> **INFORMATION SHOWN**:

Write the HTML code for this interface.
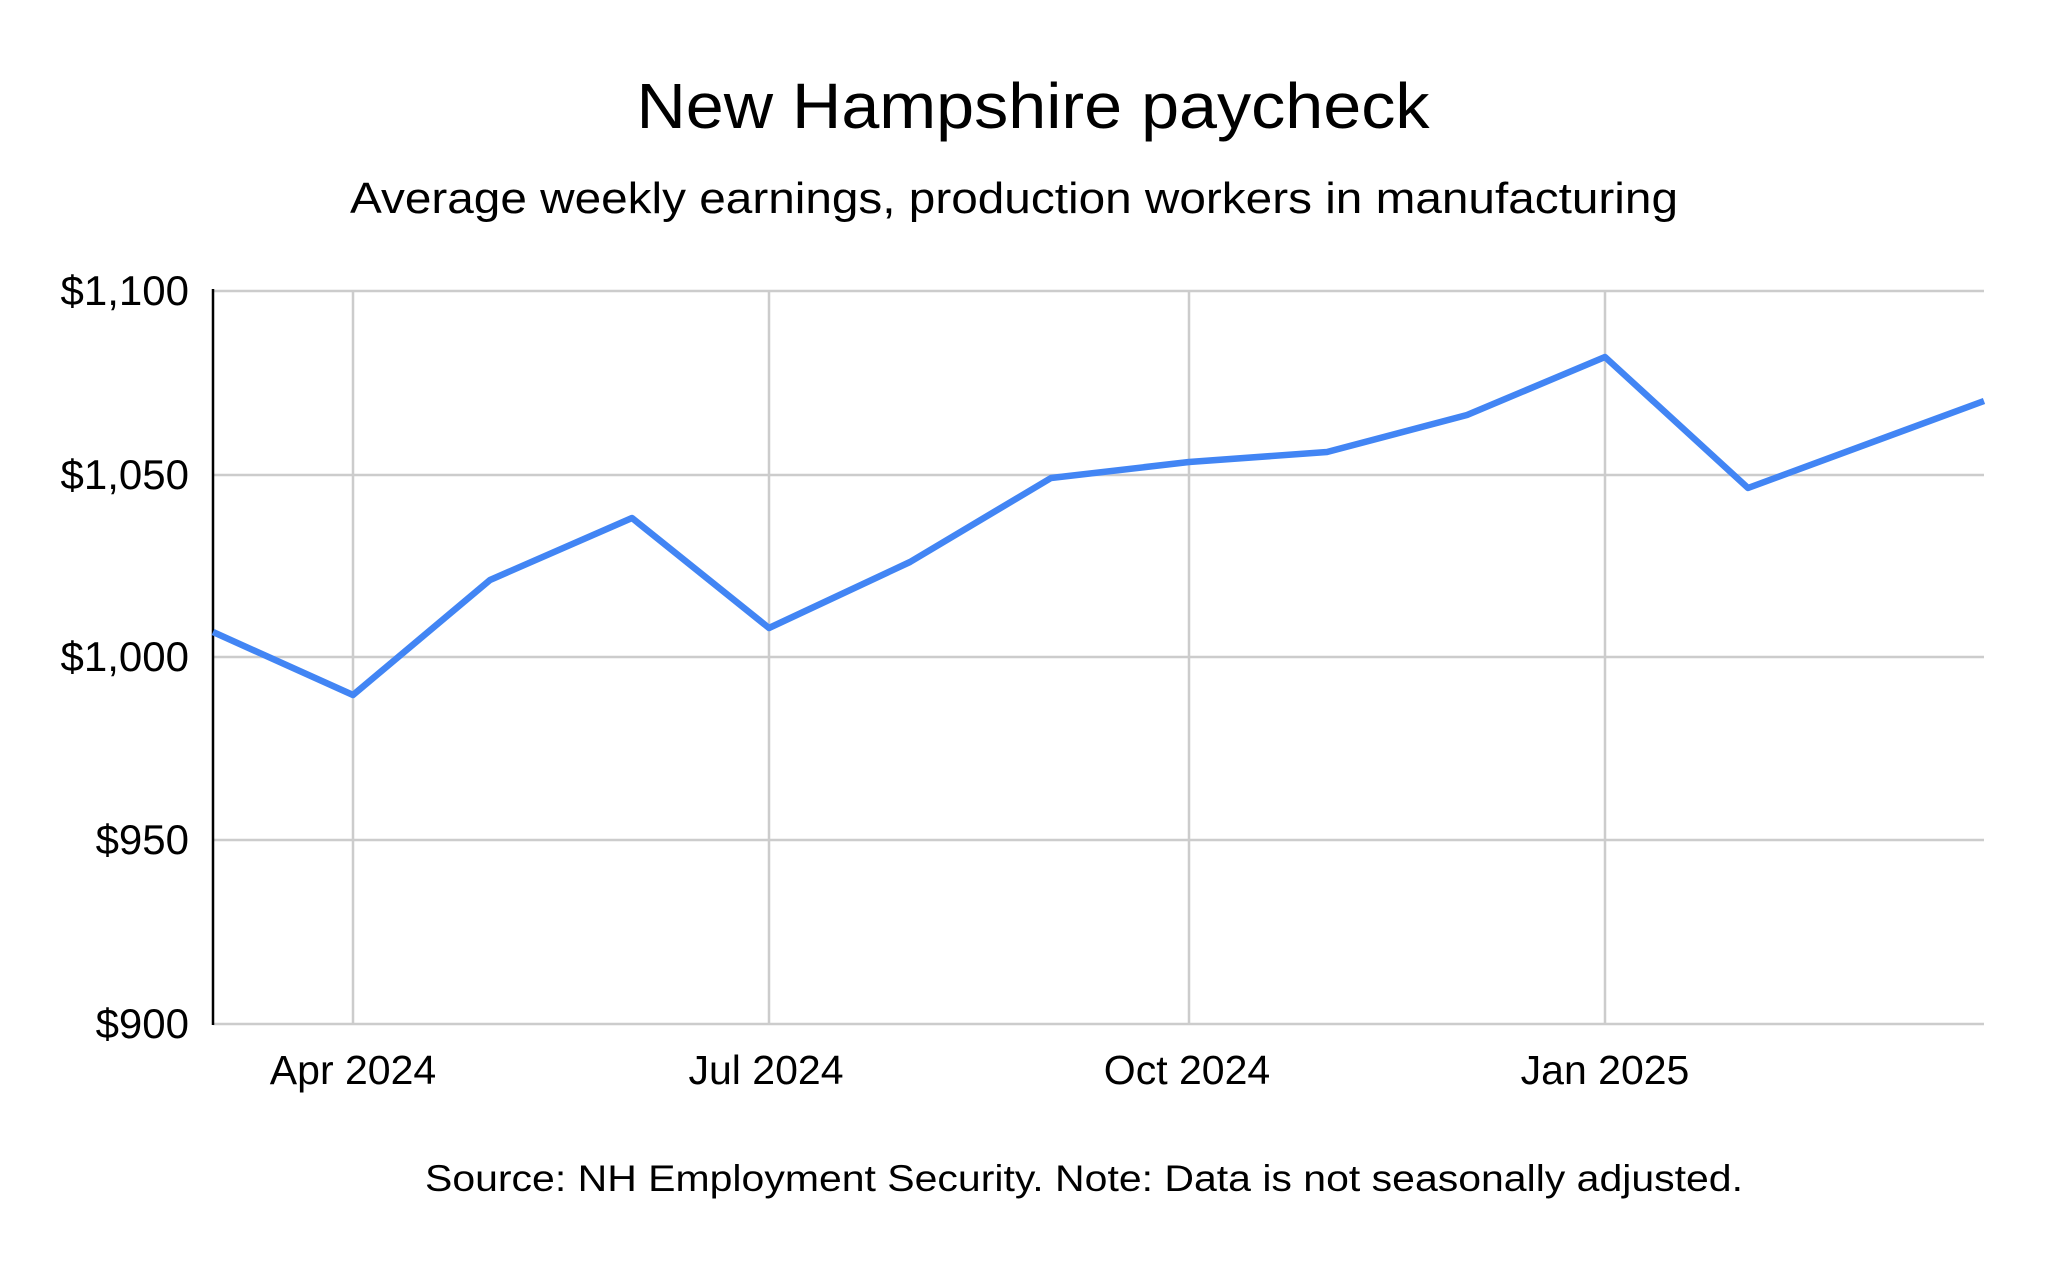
<!DOCTYPE html>
<html><head><meta charset="utf-8"><style>
html,body{margin:0;padding:0;background:#fff;}
svg{display:block;}
text{font-family:"Liberation Sans",Arial,sans-serif;fill:#000;}
</style></head><body>
<svg width="2048" height="1266" viewBox="0 0 2048 1266" xmlns="http://www.w3.org/2000/svg">
<rect width="2048" height="1266" fill="#fff"/>
<text x="1033" y="128" font-size="64" text-anchor="middle" textLength="793" lengthAdjust="spacingAndGlyphs">New Hampshire paycheck</text>
<text x="1014" y="213" font-size="44" text-anchor="middle" textLength="1328" lengthAdjust="spacingAndGlyphs">Average weekly earnings, production workers in manufacturing</text>
<g stroke="#cccccc" stroke-width="2.5">
<line x1="213" y1="291" x2="1984" y2="291"/>
<line x1="213" y1="475" x2="1984" y2="475"/>
<line x1="213" y1="657" x2="1984" y2="657"/>
<line x1="213" y1="840" x2="1984" y2="840"/>
<line x1="213" y1="1024" x2="1984" y2="1024"/>
<line x1="353" y1="291" x2="353" y2="1024"/>
<line x1="769" y1="291" x2="769" y2="1024"/>
<line x1="1189" y1="291" x2="1189" y2="1024"/>
<line x1="1605" y1="291" x2="1605" y2="1024"/>
</g>
<line x1="213" y1="289" x2="213" y2="1025" stroke="#000" stroke-width="2.5"/>
<g font-size="42" text-anchor="end">
<text x="189" y="305">$1,100</text>
<text x="189" y="489">$1,050</text>
<text x="189" y="671">$1,000</text>
<text x="189" y="854">$950</text>
<text x="189" y="1038">$900</text>
</g>
<g font-size="41" text-anchor="middle">
<text x="353" y="1084">Apr 2024</text>
<text x="766" y="1084">Jul 2024</text>
<text x="1187" y="1084">Oct 2024</text>
<text x="1605" y="1084">Jan 2025</text>
</g>
<polyline fill="none" stroke="#4285f4" stroke-width="6.5" stroke-linejoin="round"
points="213,632 353,695 490,580 632,518 769,628 910,562 1051,478 1189,462 1327,452 1467,415 1605,357 1748,488 1984,401"/>
<text x="1084" y="1191" font-size="37" text-anchor="middle" textLength="1318" lengthAdjust="spacingAndGlyphs">Source: NH Employment Security. Note: Data is not seasonally adjusted.</text>
</svg>
</body></html>
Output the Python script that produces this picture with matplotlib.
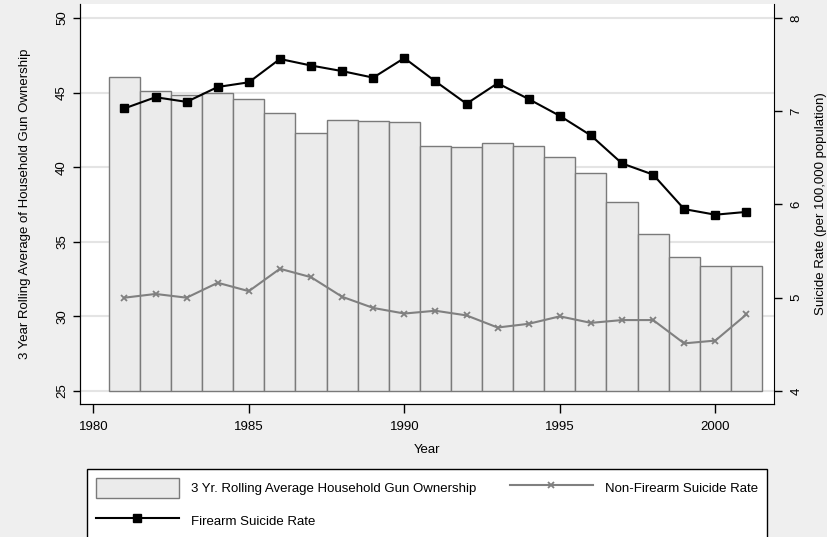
import matplotlib
matplotlib.use("Agg")
import matplotlib.pyplot as plt
from matplotlib.patches import Patch
from matplotlib.lines import Line2D

plt.rcParams["font.family"] = ["Liberation Sans", "DejaVu Sans"]

years = list(range(1981, 2002))
gun_ownership = [46.02, 45.08, 44.86, 44.95, 44.59, 43.65, 42.29, 43.14, 43.10, 43.03,
                 41.42, 41.35, 41.62, 41.42, 40.70, 39.59, 37.69, 35.52, 33.96, 33.40, 33.38]
firearm_rate = [7.03, 7.15, 7.10, 7.26, 7.31, 7.56, 7.49, 7.43, 7.36, 7.57,
                7.32, 7.08, 7.30, 7.13, 6.95, 6.74, 6.44, 6.32, 5.95, 5.89, 5.92]
nonfirearm_rate = [5.00, 5.04, 5.00, 5.16, 5.07, 5.31, 5.22, 5.01, 4.89, 4.83,
                   4.86, 4.81, 4.68, 4.72, 4.80, 4.73, 4.76, 4.76, 4.51, 4.54, 4.82]

BG = "#efefef"
BAR_FILL = "#ebebeb"
BAR_EDGE = "#7a7a7a"
GREY_LINE = "#808080"
FS = 9.5

fig = plt.figure(figsize=(8.27, 5.37), dpi=100, facecolor=BG)
ax = fig.add_axes([0.0967, 0.2477, 0.8393, 0.7449])
ax.set_facecolor("white")

ax.bar(years, [g - 25 for g in gun_ownership], bottom=25, width=1.0,
       color=BAR_FILL, edgecolor=BAR_EDGE, linewidth=1.0, zorder=2)
ax.set_axisbelow(True)
ax.yaxis.grid(True, color="#e4e4e4", linewidth=1.5)
ax.set_xlim(1979.57, 2001.89)
ax.set_ylim(24.13, 50.94)
ax.set_yticks([25, 30, 35, 40, 45, 50])
ax.set_xticks([1980, 1985, 1990, 1995, 2000])
ax.set_xlabel("Year", fontsize=FS, labelpad=8)
ax.set_ylabel("3 Year Rolling Average of Household Gun Ownership", fontsize=FS, labelpad=18)
ax.tick_params(axis="y", labelrotation=90, labelsize=FS, length=5, width=1)
ax.tick_params(axis="x", labelsize=FS, length=6.5, width=1, pad=5.5)
for lbl in ax.get_yticklabels():
    lbl.set_va("center")
ax.spines["top"].set_visible(False)
ax.spines["right"].set_visible(False)

ax2 = ax.twinx()
ax2.plot(years, firearm_rate, color="black", linewidth=1.5, marker="s",
         markersize=5.5, zorder=4)
ax2.plot(years, nonfirearm_rate, color=GREY_LINE, linewidth=1.5, marker="x",
         markersize=4.5, markeredgewidth=1.3, zorder=3)
ax2.set_ylim(3.86, 8.15)
ax2.set_yticks([4, 5, 6, 7, 8])
ax2.set_ylabel("Suicide Rate (per 100,000 population)", fontsize=FS, labelpad=9)
ax2.tick_params(axis="y", labelrotation=90, labelsize=FS, length=6, width=1, pad=6)
for lbl in ax2.get_yticklabels():
    lbl.set_va("center")
ax2.spines["top"].set_visible(False)

handles = [
    Patch(facecolor=BAR_FILL, edgecolor=BAR_EDGE, linewidth=1.0),
    Line2D([], [], color="black", linewidth=1.5, marker="s", markersize=5.5),
    Line2D([], [], color=GREY_LINE, linewidth=1.5, marker="x", markersize=4.5,
           markeredgewidth=1.3),
]
labels = ["3 Yr. Rolling Average Household Gun Ownership", "Firearm Suicide Rate",
          "Non-Firearm Suicide Rate"]
leg = fig.legend(handles, labels, loc="upper left",
                 bbox_to_anchor=(87 / 827, 1 - 469 / 537, 680 / 827, 0.0),
                 mode="expand", ncol=2, fontsize=FS, frameon=True, fancybox=False,
                 edgecolor="black", framealpha=1, borderaxespad=0, borderpad=0.65,
                 handlelength=6.3, handleheight=2.0, handletextpad=0.95,
                 labelspacing=0.95, columnspacing=2.5)
leg.get_frame().set_linewidth(1.0)

fig.savefig("out.png", dpi=100, facecolor=BG)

> **WHAT TO DO**: Output the records above exactly as they are, leaving out the pictures.

> **REPLY TO THE EXERCISE**:
Write the HTML code for this interface.
<!DOCTYPE html>
<html><head><meta charset="utf-8"><style>
html,body{margin:0;padding:0;background:#fff;}
svg{display:block;}
text{font-family:"Liberation Sans",Arial,sans-serif;fill:#000;}
</style></head><body>
<svg width="2048" height="1266" viewBox="0 0 2048 1266" xmlns="http://www.w3.org/2000/svg">
<rect width="2048" height="1266" fill="#fff"/>
<text x="1033" y="128" font-size="64" text-anchor="middle" textLength="793" lengthAdjust="spacingAndGlyphs">New Hampshire paycheck</text>
<text x="1014" y="213" font-size="44" text-anchor="middle" textLength="1328" lengthAdjust="spacingAndGlyphs">Average weekly earnings, production workers in manufacturing</text>
<g stroke="#cccccc" stroke-width="2.5">
<line x1="213" y1="291" x2="1984" y2="291"/>
<line x1="213" y1="475" x2="1984" y2="475"/>
<line x1="213" y1="657" x2="1984" y2="657"/>
<line x1="213" y1="840" x2="1984" y2="840"/>
<line x1="213" y1="1024" x2="1984" y2="1024"/>
<line x1="353" y1="291" x2="353" y2="1024"/>
<line x1="769" y1="291" x2="769" y2="1024"/>
<line x1="1189" y1="291" x2="1189" y2="1024"/>
<line x1="1605" y1="291" x2="1605" y2="1024"/>
</g>
<line x1="213" y1="289" x2="213" y2="1025" stroke="#000" stroke-width="2.5"/>
<g font-size="42" text-anchor="end">
<text x="189" y="305">$1,100</text>
<text x="189" y="489">$1,050</text>
<text x="189" y="671">$1,000</text>
<text x="189" y="854">$950</text>
<text x="189" y="1038">$900</text>
</g>
<g font-size="41" text-anchor="middle">
<text x="353" y="1084">Apr 2024</text>
<text x="766" y="1084">Jul 2024</text>
<text x="1187" y="1084">Oct 2024</text>
<text x="1605" y="1084">Jan 2025</text>
</g>
<polyline fill="none" stroke="#4285f4" stroke-width="6.5" stroke-linejoin="round"
points="213,632 353,695 490,580 632,518 769,628 910,562 1051,478 1189,462 1327,452 1467,415 1605,357 1748,488 1984,401"/>
<text x="1084" y="1191" font-size="37" text-anchor="middle" textLength="1318" lengthAdjust="spacingAndGlyphs">Source: NH Employment Security. Note: Data is not seasonally adjusted.</text>
</svg>
</body></html>
Output the Python script that produces this picture with matplotlib.
import matplotlib
matplotlib.use("Agg")
import matplotlib.pyplot as plt
from matplotlib.patches import Patch
from matplotlib.lines import Line2D

plt.rcParams["font.family"] = ["Liberation Sans", "DejaVu Sans"]

years = list(range(1981, 2002))
gun_ownership = [46.02, 45.08, 44.86, 44.95, 44.59, 43.65, 42.29, 43.14, 43.10, 43.03,
                 41.42, 41.35, 41.62, 41.42, 40.70, 39.59, 37.69, 35.52, 33.96, 33.40, 33.38]
firearm_rate = [7.03, 7.15, 7.10, 7.26, 7.31, 7.56, 7.49, 7.43, 7.36, 7.57,
                7.32, 7.08, 7.30, 7.13, 6.95, 6.74, 6.44, 6.32, 5.95, 5.89, 5.92]
nonfirearm_rate = [5.00, 5.04, 5.00, 5.16, 5.07, 5.31, 5.22, 5.01, 4.89, 4.83,
                   4.86, 4.81, 4.68, 4.72, 4.80, 4.73, 4.76, 4.76, 4.51, 4.54, 4.82]

BG = "#efefef"
BAR_FILL = "#ebebeb"
BAR_EDGE = "#7a7a7a"
GREY_LINE = "#808080"
FS = 9.5

fig = plt.figure(figsize=(8.27, 5.37), dpi=100, facecolor=BG)
ax = fig.add_axes([0.0967, 0.2477, 0.8393, 0.7449])
ax.set_facecolor("white")

ax.bar(years, [g - 25 for g in gun_ownership], bottom=25, width=1.0,
       color=BAR_FILL, edgecolor=BAR_EDGE, linewidth=1.0, zorder=2)
ax.set_axisbelow(True)
ax.yaxis.grid(True, color="#e4e4e4", linewidth=1.5)
ax.set_xlim(1979.57, 2001.89)
ax.set_ylim(24.13, 50.94)
ax.set_yticks([25, 30, 35, 40, 45, 50])
ax.set_xticks([1980, 1985, 1990, 1995, 2000])
ax.set_xlabel("Year", fontsize=FS, labelpad=8)
ax.set_ylabel("3 Year Rolling Average of Household Gun Ownership", fontsize=FS, labelpad=18)
ax.tick_params(axis="y", labelrotation=90, labelsize=FS, length=5, width=1)
ax.tick_params(axis="x", labelsize=FS, length=6.5, width=1, pad=5.5)
for lbl in ax.get_yticklabels():
    lbl.set_va("center")
ax.spines["top"].set_visible(False)
ax.spines["right"].set_visible(False)

ax2 = ax.twinx()
ax2.plot(years, firearm_rate, color="black", linewidth=1.5, marker="s",
         markersize=5.5, zorder=4)
ax2.plot(years, nonfirearm_rate, color=GREY_LINE, linewidth=1.5, marker="x",
         markersize=4.5, markeredgewidth=1.3, zorder=3)
ax2.set_ylim(3.86, 8.15)
ax2.set_yticks([4, 5, 6, 7, 8])
ax2.set_ylabel("Suicide Rate (per 100,000 population)", fontsize=FS, labelpad=9)
ax2.tick_params(axis="y", labelrotation=90, labelsize=FS, length=6, width=1, pad=6)
for lbl in ax2.get_yticklabels():
    lbl.set_va("center")
ax2.spines["top"].set_visible(False)

handles = [
    Patch(facecolor=BAR_FILL, edgecolor=BAR_EDGE, linewidth=1.0),
    Line2D([], [], color="black", linewidth=1.5, marker="s", markersize=5.5),
    Line2D([], [], color=GREY_LINE, linewidth=1.5, marker="x", markersize=4.5,
           markeredgewidth=1.3),
]
labels = ["3 Yr. Rolling Average Household Gun Ownership", "Firearm Suicide Rate",
          "Non-Firearm Suicide Rate"]
leg = fig.legend(handles, labels, loc="upper left",
                 bbox_to_anchor=(87 / 827, 1 - 469 / 537, 680 / 827, 0.0),
                 mode="expand", ncol=2, fontsize=FS, frameon=True, fancybox=False,
                 edgecolor="black", framealpha=1, borderaxespad=0, borderpad=0.65,
                 handlelength=6.3, handleheight=2.0, handletextpad=0.95,
                 labelspacing=0.95, columnspacing=2.5)
leg.get_frame().set_linewidth(1.0)

fig.savefig("out.png", dpi=100, facecolor=BG)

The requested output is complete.